## WHAT YOU NEED TO DO
Copy each line below exactly and leave the pictures out.
⁂
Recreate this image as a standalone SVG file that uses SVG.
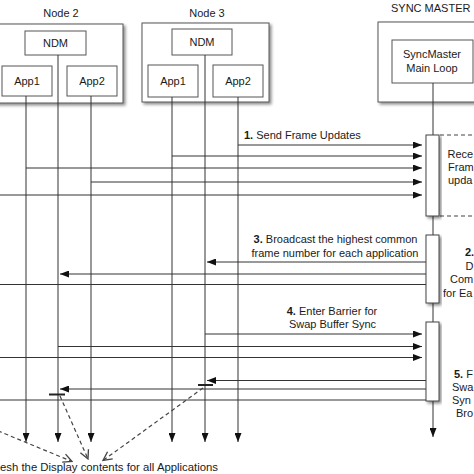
<svg xmlns="http://www.w3.org/2000/svg" width="474" height="474" viewBox="0 0 474 474">
<style>
text{font-family:"Liberation Sans",Arial,Helvetica,sans-serif;font-size:11px;fill:#1a1a1a}
.b{font-weight:bold}
.box{fill:#fff;stroke:#555;stroke-width:1}
.ln{stroke:#333;stroke-width:1;fill:none}
.msg{stroke:#333;stroke-width:1;fill:none}
.ar{marker-end:url(#ah)}
.dash{stroke:#444;stroke-width:1.2;fill:none;stroke-dasharray:4 3}
.dv{marker-end:url(#ov)}
.bar{stroke:#222;stroke-width:2}
.act{fill:#fff;stroke:#444;stroke-width:1}
</style>
<defs>
<filter id="sh" x="-20%" y="-20%" width="140%" height="140%">
<feDropShadow dx="2" dy="2" stdDeviation="1.8" flood-color="#000" flood-opacity="0.45"/>
</filter>
<marker id="ah" viewBox="0 0 9 7" refX="9" refY="3.5" markerWidth="9" markerHeight="7" markerUnits="userSpaceOnUse" orient="auto">
<path d="M0,0 L9,3.5 L0,7 z" fill="#111"/>
</marker>
<marker id="ov" viewBox="0 0 10 10" refX="9" refY="5" markerWidth="11" markerHeight="11" markerUnits="userSpaceOnUse" orient="auto">
<path d="M1,1 L9,5 L1,9" fill="none" stroke="#444" stroke-width="1.2"/>
</marker>
</defs>
<rect width="474" height="474" fill="#fff"/>

<g id="node2">
<text x="61" y="17" text-anchor="middle">Node 2</text>
<rect class="box" x="-8" y="24" width="131" height="79" filter="url(#sh)"/>
<g id="node2-ndm"><rect class="box" x="25" y="31" width="61" height="24"/><text x="55.5" y="47" text-anchor="middle">NDM</text></g>
<g id="node2-app1"><rect class="box" x="2" y="66" width="50" height="30"/><text x="27" y="85" text-anchor="middle">App1</text></g>
<g id="node2-app2"><rect class="box" x="67" y="66" width="50" height="30"/><text x="92" y="85" text-anchor="middle">App2</text></g>
</g>

<g id="node3">
<text x="207" y="17" text-anchor="middle">Node 3</text>
<rect class="box" x="142" y="23" width="127" height="79" filter="url(#sh)"/>
<g id="node3-ndm"><rect class="box" x="172" y="29" width="60" height="26"/><text x="202" y="46" text-anchor="middle">NDM</text></g>
<g id="node3-app1"><rect class="box" x="148" y="65" width="50" height="32"/><text x="173" y="85" text-anchor="middle">App1</text></g>
<g id="node3-app2"><rect class="box" x="213" y="65" width="50" height="32"/><text x="238" y="85" text-anchor="middle">App2</text></g>
</g>

<g id="syncmaster">
<text x="391" y="12">SYNC MASTER</text>
<rect class="box" x="378" y="22" width="110" height="80" filter="url(#sh)"/>
<g id="syncmaster-main"><rect class="box" x="392" y="40" width="81" height="43"/>
<text x="432" y="58" text-anchor="middle">SyncMaster</text>
<text x="432" y="72" text-anchor="middle">Main Loop</text></g>
</g>

<g id="connectors">
<line class="ln ar" x1="26" y1="96" x2="26" y2="442"/>
<line class="ln ar" x1="58" y1="55" x2="58" y2="442"/>
<line class="ln ar" x1="91" y1="96" x2="91" y2="442"/>
<line class="ln ar" x1="172" y1="97" x2="172" y2="442"/>
<line class="ln ar" x1="205" y1="55" x2="205" y2="442"/>
<line class="ln ar" x1="238" y1="97" x2="238" y2="442"/>
<line class="ln" x1="433" y1="83" x2="433" y2="135"/>
<line class="ln" x1="433" y1="216" x2="433" y2="235"/>
<line class="ln" x1="433" y1="303" x2="433" y2="322"/>
<line class="ln ar" x1="433" y1="401" x2="433" y2="437"/>

<line class="msg ar" x1="238" y1="145" x2="422" y2="145"/>
<line class="msg ar" x1="172" y1="156" x2="422" y2="156"/>
<line class="msg ar" x1="26" y1="168" x2="422" y2="168"/>
<line class="msg ar" x1="91" y1="182" x2="422" y2="182"/>
<line class="msg ar" x1="-10" y1="195" x2="422" y2="195"/>

<line class="msg ar" x1="426" y1="262" x2="207" y2="262"/>
<line class="msg ar" x1="426" y1="274" x2="60" y2="274"/>
<line class="msg ar" x1="426" y1="284.5" x2="-20" y2="284.5"/>

<line class="msg ar" x1="205" y1="334" x2="422" y2="334"/>
<line class="msg ar" x1="58" y1="346.5" x2="422" y2="346.5"/>
<line class="msg ar" x1="-10" y1="357.5" x2="422" y2="357.5"/>

<line class="msg ar" x1="426" y1="380.5" x2="207" y2="380.5"/>
<line class="msg ar" x1="426" y1="389" x2="60" y2="389"/>
<line class="msg ar" x1="426" y1="400" x2="-20" y2="400"/>
<line class="bar" x1="198" y1="385" x2="213" y2="385"/>
<line class="bar" x1="49" y1="394.5" x2="65" y2="394.5"/>

<line class="dash dv" x1="-15" y1="425.5" x2="72" y2="461.5"/>
<line class="dash dv" x1="60" y1="396" x2="88" y2="459"/>
<line class="dash dv" x1="203" y1="388" x2="103" y2="460.5"/>

<line class="dash" x1="440" y1="135" x2="474" y2="135"/>
<line class="dash" x1="440" y1="216" x2="474" y2="216"/>
</g>

<g id="activations">
<rect class="act" x="426" y="135" width="13" height="81" filter="url(#sh)"/>
<rect class="act" x="426" y="235" width="13" height="68" filter="url(#sh)"/>
<rect class="act" x="426" y="322" width="13" height="79" filter="url(#sh)"/>
</g>

<g id="labels">
<text x="244" y="139"><tspan class="b">1.</tspan> Send Frame Updates</text>
<text x="335.5" y="243" text-anchor="middle"><tspan class="b">3.</tspan> Broadcast the highest common</text>
<text x="335" y="256.5" text-anchor="middle">frame number for each application</text>
<text x="332" y="315" text-anchor="middle"><tspan class="b">4.</tspan> Enter Barrier for</text>
<text x="332.5" y="328" text-anchor="middle">Swap Buffer Sync</text>
<text x="0" y="471" textLength="218" lengthAdjust="spacingAndGlyphs">esh the Display contents for all Applications</text>

<text x="447.5" y="158">Rece</text>
<text x="448" y="171">Fram</text>
<text x="448" y="184">upda</text>

<text x="465" y="256" class="b">2.</text>
<text x="465.5" y="269.5">D</text>
<text x="450" y="283">Com</text>
<text x="443" y="296.5">for Ea</text>

<text x="454" y="378"><tspan class="b">5.</tspan> F</text>
<text x="452" y="391">Swa</text>
<text x="452" y="404">Syn</text>
<text x="456" y="417">Bro</text>
</g>
</svg>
⁂
## CORRECT OUTPUT
Recreate this image as a standalone SVG file that uses SVG.
<svg xmlns="http://www.w3.org/2000/svg" width="474" height="474" viewBox="0 0 474 474">
<style>
text{font-family:"Liberation Sans",Arial,Helvetica,sans-serif;font-size:11px;fill:#1a1a1a}
.b{font-weight:bold}
.box{fill:#fff;stroke:#555;stroke-width:1}
.ln{stroke:#333;stroke-width:1;fill:none}
.msg{stroke:#333;stroke-width:1;fill:none}
.ar{marker-end:url(#ah)}
.dash{stroke:#444;stroke-width:1.2;fill:none;stroke-dasharray:4 3}
.dv{marker-end:url(#ov)}
.bar{stroke:#222;stroke-width:2}
.act{fill:#fff;stroke:#444;stroke-width:1}
</style>
<defs>
<filter id="sh" x="-20%" y="-20%" width="140%" height="140%">
<feDropShadow dx="2" dy="2" stdDeviation="1.8" flood-color="#000" flood-opacity="0.45"/>
</filter>
<marker id="ah" viewBox="0 0 9 7" refX="9" refY="3.5" markerWidth="9" markerHeight="7" markerUnits="userSpaceOnUse" orient="auto">
<path d="M0,0 L9,3.5 L0,7 z" fill="#111"/>
</marker>
<marker id="ov" viewBox="0 0 10 10" refX="9" refY="5" markerWidth="11" markerHeight="11" markerUnits="userSpaceOnUse" orient="auto">
<path d="M1,1 L9,5 L1,9" fill="none" stroke="#444" stroke-width="1.2"/>
</marker>
</defs>
<rect width="474" height="474" fill="#fff"/>

<g id="node2">
<text x="61" y="17" text-anchor="middle">Node 2</text>
<rect class="box" x="-8" y="24" width="131" height="79" filter="url(#sh)"/>
<g id="node2-ndm"><rect class="box" x="25" y="31" width="61" height="24"/><text x="55.5" y="47" text-anchor="middle">NDM</text></g>
<g id="node2-app1"><rect class="box" x="2" y="66" width="50" height="30"/><text x="27" y="85" text-anchor="middle">App1</text></g>
<g id="node2-app2"><rect class="box" x="67" y="66" width="50" height="30"/><text x="92" y="85" text-anchor="middle">App2</text></g>
</g>

<g id="node3">
<text x="207" y="17" text-anchor="middle">Node 3</text>
<rect class="box" x="142" y="23" width="127" height="79" filter="url(#sh)"/>
<g id="node3-ndm"><rect class="box" x="172" y="29" width="60" height="26"/><text x="202" y="46" text-anchor="middle">NDM</text></g>
<g id="node3-app1"><rect class="box" x="148" y="65" width="50" height="32"/><text x="173" y="85" text-anchor="middle">App1</text></g>
<g id="node3-app2"><rect class="box" x="213" y="65" width="50" height="32"/><text x="238" y="85" text-anchor="middle">App2</text></g>
</g>

<g id="syncmaster">
<text x="391" y="12">SYNC MASTER</text>
<rect class="box" x="378" y="22" width="110" height="80" filter="url(#sh)"/>
<g id="syncmaster-main"><rect class="box" x="392" y="40" width="81" height="43"/>
<text x="432" y="58" text-anchor="middle">SyncMaster</text>
<text x="432" y="72" text-anchor="middle">Main Loop</text></g>
</g>

<g id="connectors">
<line class="ln ar" x1="26" y1="96" x2="26" y2="442"/>
<line class="ln ar" x1="58" y1="55" x2="58" y2="442"/>
<line class="ln ar" x1="91" y1="96" x2="91" y2="442"/>
<line class="ln ar" x1="172" y1="97" x2="172" y2="442"/>
<line class="ln ar" x1="205" y1="55" x2="205" y2="442"/>
<line class="ln ar" x1="238" y1="97" x2="238" y2="442"/>
<line class="ln" x1="433" y1="83" x2="433" y2="135"/>
<line class="ln" x1="433" y1="216" x2="433" y2="235"/>
<line class="ln" x1="433" y1="303" x2="433" y2="322"/>
<line class="ln ar" x1="433" y1="401" x2="433" y2="437"/>

<line class="msg ar" x1="238" y1="145" x2="422" y2="145"/>
<line class="msg ar" x1="172" y1="156" x2="422" y2="156"/>
<line class="msg ar" x1="26" y1="168" x2="422" y2="168"/>
<line class="msg ar" x1="91" y1="182" x2="422" y2="182"/>
<line class="msg ar" x1="-10" y1="195" x2="422" y2="195"/>

<line class="msg ar" x1="426" y1="262" x2="207" y2="262"/>
<line class="msg ar" x1="426" y1="274" x2="60" y2="274"/>
<line class="msg ar" x1="426" y1="284.5" x2="-20" y2="284.5"/>

<line class="msg ar" x1="205" y1="334" x2="422" y2="334"/>
<line class="msg ar" x1="58" y1="346.5" x2="422" y2="346.5"/>
<line class="msg ar" x1="-10" y1="357.5" x2="422" y2="357.5"/>

<line class="msg ar" x1="426" y1="380.5" x2="207" y2="380.5"/>
<line class="msg ar" x1="426" y1="389" x2="60" y2="389"/>
<line class="msg ar" x1="426" y1="400" x2="-20" y2="400"/>
<line class="bar" x1="198" y1="385" x2="213" y2="385"/>
<line class="bar" x1="49" y1="394.5" x2="65" y2="394.5"/>

<line class="dash dv" x1="-15" y1="425.5" x2="72" y2="461.5"/>
<line class="dash dv" x1="60" y1="396" x2="88" y2="459"/>
<line class="dash dv" x1="203" y1="388" x2="103" y2="460.5"/>

<line class="dash" x1="440" y1="135" x2="474" y2="135"/>
<line class="dash" x1="440" y1="216" x2="474" y2="216"/>
</g>

<g id="activations">
<rect class="act" x="426" y="135" width="13" height="81" filter="url(#sh)"/>
<rect class="act" x="426" y="235" width="13" height="68" filter="url(#sh)"/>
<rect class="act" x="426" y="322" width="13" height="79" filter="url(#sh)"/>
</g>

<g id="labels">
<text x="244" y="139"><tspan class="b">1.</tspan> Send Frame Updates</text>
<text x="335.5" y="243" text-anchor="middle"><tspan class="b">3.</tspan> Broadcast the highest common</text>
<text x="335" y="256.5" text-anchor="middle">frame number for each application</text>
<text x="332" y="315" text-anchor="middle"><tspan class="b">4.</tspan> Enter Barrier for</text>
<text x="332.5" y="328" text-anchor="middle">Swap Buffer Sync</text>
<text x="0" y="471" textLength="218" lengthAdjust="spacingAndGlyphs">esh the Display contents for all Applications</text>

<text x="447.5" y="158">Rece</text>
<text x="448" y="171">Fram</text>
<text x="448" y="184">upda</text>

<text x="465" y="256" class="b">2.</text>
<text x="465.5" y="269.5">D</text>
<text x="450" y="283">Com</text>
<text x="443" y="296.5">for Ea</text>

<text x="454" y="378"><tspan class="b">5.</tspan> F</text>
<text x="452" y="391">Swa</text>
<text x="452" y="404">Syn</text>
<text x="456" y="417">Bro</text>
</g>
</svg>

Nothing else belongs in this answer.